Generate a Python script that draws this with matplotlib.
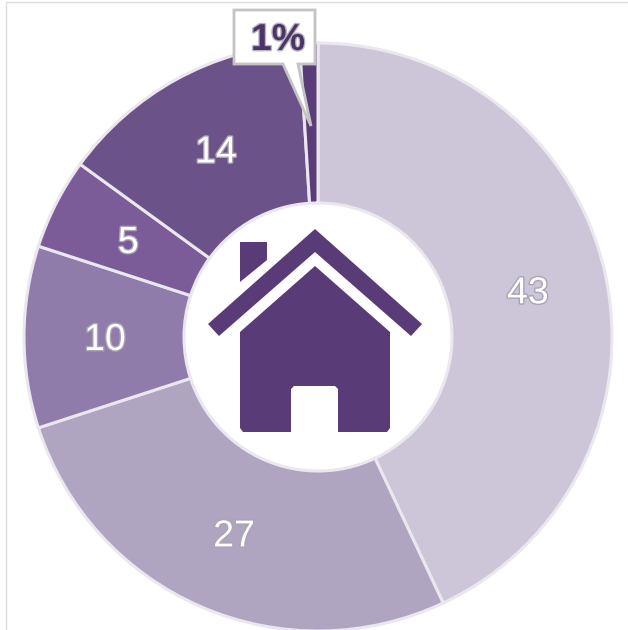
---
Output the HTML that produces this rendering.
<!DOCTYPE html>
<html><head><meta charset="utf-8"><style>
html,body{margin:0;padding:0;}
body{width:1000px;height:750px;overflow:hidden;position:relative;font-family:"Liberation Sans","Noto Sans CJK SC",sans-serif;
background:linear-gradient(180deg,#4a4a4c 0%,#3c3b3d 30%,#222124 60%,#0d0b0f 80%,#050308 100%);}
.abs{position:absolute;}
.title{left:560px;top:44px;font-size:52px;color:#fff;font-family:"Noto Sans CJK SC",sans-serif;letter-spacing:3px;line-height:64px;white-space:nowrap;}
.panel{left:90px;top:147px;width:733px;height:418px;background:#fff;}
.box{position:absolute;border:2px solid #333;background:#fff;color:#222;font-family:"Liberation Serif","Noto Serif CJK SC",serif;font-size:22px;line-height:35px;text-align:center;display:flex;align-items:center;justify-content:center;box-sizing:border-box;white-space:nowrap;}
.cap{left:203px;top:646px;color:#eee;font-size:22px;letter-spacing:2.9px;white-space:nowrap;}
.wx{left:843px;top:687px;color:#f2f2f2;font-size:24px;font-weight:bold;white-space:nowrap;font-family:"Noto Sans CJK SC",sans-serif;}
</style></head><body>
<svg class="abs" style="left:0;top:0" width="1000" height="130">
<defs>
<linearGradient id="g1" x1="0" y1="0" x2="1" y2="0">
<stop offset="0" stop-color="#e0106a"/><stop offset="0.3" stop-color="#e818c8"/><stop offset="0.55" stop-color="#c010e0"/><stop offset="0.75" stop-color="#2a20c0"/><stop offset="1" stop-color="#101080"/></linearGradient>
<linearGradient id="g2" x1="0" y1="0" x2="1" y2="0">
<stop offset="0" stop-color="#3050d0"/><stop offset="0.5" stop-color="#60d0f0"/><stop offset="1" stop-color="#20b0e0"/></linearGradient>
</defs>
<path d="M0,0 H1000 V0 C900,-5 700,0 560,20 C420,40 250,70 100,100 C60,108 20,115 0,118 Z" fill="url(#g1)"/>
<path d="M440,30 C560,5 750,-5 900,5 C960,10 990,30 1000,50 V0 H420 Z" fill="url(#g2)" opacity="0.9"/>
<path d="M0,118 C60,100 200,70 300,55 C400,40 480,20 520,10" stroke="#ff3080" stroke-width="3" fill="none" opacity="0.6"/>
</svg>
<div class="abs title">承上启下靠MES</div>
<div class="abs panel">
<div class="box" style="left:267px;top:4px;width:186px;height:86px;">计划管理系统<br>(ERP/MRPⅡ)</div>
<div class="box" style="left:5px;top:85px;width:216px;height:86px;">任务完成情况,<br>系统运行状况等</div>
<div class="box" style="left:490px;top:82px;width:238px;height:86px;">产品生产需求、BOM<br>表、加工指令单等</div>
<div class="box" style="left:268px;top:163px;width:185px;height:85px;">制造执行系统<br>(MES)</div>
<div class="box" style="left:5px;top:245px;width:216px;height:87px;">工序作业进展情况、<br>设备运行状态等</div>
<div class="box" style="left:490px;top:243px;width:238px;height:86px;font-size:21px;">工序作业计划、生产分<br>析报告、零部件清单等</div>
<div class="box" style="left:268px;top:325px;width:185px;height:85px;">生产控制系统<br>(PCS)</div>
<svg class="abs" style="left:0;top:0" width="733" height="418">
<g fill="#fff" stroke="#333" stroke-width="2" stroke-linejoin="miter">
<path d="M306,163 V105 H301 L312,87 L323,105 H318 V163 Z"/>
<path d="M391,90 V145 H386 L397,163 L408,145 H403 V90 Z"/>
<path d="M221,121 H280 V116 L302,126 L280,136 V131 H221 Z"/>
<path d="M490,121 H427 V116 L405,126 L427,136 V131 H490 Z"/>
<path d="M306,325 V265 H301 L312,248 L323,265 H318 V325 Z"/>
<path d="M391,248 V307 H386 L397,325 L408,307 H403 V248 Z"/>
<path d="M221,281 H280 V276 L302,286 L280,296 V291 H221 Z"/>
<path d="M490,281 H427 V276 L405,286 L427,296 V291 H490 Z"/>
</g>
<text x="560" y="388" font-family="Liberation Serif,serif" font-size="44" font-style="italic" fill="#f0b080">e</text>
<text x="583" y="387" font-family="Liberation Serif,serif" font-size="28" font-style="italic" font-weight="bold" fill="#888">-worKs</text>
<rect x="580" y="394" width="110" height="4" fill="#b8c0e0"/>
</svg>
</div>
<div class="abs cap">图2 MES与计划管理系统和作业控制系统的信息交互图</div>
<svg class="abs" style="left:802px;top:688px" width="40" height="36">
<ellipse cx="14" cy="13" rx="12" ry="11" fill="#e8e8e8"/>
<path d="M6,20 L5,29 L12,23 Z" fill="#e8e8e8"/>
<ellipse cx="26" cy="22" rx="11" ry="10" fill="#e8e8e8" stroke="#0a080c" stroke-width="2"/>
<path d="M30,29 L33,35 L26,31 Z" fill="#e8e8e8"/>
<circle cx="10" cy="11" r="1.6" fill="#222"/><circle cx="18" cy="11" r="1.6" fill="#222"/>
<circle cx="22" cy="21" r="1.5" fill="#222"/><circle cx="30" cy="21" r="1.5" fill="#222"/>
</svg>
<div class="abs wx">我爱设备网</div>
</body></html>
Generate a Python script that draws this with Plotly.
---
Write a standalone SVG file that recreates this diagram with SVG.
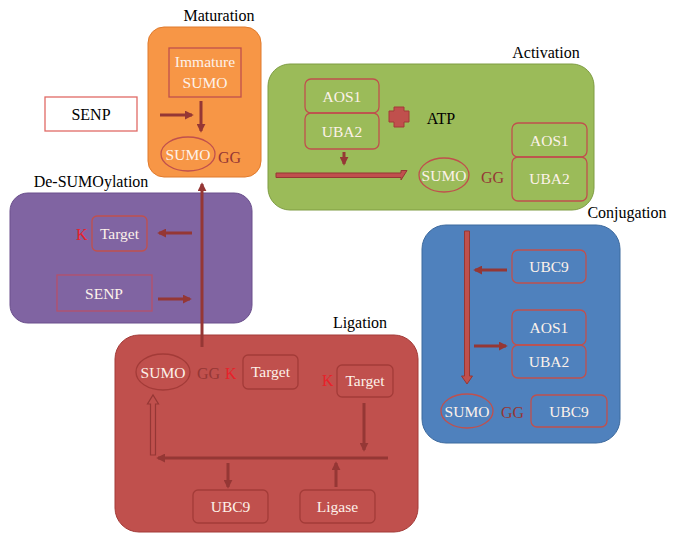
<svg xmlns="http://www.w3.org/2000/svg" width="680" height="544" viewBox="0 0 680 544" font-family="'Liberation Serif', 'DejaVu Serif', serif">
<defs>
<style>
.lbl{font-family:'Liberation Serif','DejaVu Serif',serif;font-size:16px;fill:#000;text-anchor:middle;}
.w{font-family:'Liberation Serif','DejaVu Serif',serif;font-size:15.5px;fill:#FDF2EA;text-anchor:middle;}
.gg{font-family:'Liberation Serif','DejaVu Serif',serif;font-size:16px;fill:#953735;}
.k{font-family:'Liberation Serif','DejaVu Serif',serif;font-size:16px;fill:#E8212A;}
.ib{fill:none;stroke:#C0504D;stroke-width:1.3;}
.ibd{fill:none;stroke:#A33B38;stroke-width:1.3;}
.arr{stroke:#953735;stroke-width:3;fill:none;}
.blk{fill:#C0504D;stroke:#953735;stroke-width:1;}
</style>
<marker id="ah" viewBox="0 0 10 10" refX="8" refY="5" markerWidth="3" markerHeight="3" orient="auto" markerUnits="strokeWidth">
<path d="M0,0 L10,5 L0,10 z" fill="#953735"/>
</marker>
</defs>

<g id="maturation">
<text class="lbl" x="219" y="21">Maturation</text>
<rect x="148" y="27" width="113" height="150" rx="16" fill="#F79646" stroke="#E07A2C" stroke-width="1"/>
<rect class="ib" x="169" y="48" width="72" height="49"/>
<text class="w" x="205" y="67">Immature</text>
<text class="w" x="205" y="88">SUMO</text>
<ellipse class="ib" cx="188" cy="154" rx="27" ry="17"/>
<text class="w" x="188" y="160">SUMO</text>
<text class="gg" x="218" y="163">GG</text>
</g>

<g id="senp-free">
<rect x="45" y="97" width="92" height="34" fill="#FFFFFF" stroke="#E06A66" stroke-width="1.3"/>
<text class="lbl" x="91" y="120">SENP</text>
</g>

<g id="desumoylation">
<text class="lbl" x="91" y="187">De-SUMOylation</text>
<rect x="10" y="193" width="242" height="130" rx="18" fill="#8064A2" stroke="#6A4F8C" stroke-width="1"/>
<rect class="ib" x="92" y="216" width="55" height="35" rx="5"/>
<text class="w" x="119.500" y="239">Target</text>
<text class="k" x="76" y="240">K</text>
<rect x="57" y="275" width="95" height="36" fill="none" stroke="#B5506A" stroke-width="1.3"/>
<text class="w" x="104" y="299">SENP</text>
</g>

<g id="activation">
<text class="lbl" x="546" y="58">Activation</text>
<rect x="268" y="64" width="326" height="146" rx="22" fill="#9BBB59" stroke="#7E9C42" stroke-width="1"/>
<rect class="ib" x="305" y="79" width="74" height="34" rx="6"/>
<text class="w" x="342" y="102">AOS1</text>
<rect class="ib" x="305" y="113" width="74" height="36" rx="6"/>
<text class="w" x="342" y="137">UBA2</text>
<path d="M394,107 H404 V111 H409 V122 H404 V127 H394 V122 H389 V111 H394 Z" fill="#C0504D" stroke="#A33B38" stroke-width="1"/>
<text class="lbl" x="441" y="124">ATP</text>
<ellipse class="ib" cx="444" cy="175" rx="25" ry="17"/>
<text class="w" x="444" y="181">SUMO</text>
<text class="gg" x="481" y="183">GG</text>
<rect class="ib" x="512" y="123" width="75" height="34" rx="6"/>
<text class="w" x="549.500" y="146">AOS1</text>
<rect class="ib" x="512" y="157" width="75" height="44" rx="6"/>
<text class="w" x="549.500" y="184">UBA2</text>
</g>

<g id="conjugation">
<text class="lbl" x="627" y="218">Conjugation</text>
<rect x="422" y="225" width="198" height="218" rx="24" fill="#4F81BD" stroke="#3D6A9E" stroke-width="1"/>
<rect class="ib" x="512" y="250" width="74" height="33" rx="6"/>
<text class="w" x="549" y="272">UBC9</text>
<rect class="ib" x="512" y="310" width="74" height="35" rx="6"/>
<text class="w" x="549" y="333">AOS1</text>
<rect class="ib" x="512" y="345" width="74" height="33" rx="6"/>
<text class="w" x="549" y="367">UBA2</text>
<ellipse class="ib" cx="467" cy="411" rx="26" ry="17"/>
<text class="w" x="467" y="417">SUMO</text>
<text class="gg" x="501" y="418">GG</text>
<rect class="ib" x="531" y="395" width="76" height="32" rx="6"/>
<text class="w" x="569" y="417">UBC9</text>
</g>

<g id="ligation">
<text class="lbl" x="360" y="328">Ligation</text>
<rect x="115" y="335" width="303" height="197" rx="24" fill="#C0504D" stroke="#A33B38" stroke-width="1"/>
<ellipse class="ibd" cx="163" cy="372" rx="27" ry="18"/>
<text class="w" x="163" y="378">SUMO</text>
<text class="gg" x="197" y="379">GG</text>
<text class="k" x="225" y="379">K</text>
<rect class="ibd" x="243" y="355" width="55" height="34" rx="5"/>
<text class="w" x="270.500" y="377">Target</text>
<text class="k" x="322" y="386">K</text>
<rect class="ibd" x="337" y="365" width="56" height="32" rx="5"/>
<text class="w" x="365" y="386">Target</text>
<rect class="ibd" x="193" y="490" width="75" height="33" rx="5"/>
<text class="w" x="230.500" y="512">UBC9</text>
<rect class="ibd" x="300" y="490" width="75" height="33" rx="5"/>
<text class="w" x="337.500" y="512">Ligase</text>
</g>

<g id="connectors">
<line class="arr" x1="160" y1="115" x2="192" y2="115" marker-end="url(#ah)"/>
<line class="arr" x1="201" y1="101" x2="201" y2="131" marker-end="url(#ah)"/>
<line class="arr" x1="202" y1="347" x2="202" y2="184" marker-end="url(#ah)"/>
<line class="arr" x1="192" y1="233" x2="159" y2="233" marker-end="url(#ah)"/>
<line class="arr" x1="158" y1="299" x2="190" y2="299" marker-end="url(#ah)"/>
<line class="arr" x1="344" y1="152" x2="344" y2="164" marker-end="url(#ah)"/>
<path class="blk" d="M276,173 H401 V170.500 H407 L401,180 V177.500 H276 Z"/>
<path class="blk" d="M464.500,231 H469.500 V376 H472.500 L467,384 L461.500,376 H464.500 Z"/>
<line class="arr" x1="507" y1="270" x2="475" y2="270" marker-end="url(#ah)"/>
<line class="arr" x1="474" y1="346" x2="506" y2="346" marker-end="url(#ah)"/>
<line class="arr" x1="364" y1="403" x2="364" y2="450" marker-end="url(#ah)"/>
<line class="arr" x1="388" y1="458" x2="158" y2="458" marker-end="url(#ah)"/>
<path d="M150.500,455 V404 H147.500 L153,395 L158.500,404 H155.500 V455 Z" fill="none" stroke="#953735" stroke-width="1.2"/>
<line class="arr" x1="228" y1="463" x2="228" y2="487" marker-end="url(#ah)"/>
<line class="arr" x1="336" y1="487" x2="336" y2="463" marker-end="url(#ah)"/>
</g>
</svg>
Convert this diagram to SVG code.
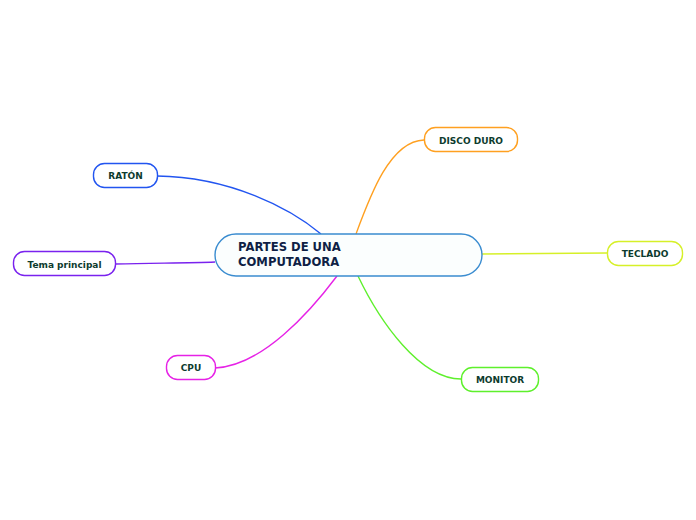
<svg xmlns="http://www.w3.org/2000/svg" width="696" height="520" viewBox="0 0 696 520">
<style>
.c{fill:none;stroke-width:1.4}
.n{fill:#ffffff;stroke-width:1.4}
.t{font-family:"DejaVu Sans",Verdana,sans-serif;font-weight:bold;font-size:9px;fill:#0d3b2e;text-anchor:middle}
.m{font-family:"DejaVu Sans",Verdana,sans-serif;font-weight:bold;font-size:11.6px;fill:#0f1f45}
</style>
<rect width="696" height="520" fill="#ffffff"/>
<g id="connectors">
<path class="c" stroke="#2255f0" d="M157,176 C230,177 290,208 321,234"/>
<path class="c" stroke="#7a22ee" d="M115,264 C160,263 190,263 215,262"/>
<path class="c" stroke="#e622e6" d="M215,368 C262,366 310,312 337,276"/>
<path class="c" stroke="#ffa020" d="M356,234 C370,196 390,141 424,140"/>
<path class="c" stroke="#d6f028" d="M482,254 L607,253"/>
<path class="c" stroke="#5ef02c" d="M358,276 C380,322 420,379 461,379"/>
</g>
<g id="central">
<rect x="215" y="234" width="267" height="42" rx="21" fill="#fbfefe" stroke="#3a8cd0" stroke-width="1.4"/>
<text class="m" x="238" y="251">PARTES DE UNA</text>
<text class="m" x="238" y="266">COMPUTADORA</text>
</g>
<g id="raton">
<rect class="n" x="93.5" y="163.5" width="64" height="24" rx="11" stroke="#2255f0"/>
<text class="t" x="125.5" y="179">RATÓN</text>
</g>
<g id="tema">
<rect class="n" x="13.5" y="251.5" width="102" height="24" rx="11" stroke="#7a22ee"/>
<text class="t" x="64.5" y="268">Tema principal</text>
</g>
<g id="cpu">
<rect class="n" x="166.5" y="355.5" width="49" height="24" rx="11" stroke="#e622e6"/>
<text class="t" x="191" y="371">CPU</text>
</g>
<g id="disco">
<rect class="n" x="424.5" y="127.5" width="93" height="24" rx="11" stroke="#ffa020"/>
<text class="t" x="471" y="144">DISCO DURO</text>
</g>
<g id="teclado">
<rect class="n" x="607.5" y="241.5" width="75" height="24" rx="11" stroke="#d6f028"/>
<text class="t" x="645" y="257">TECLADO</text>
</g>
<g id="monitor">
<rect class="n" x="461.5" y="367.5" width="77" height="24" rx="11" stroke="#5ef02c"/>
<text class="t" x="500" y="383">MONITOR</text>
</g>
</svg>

*WHAT TO DO*.
Look for the word "draws" in every line of the listing and copy the lines that have it.

*OUTPUT*.
Generate a Python script that draws this with matplotlib.
Generate a Python script that draws this with Plotly.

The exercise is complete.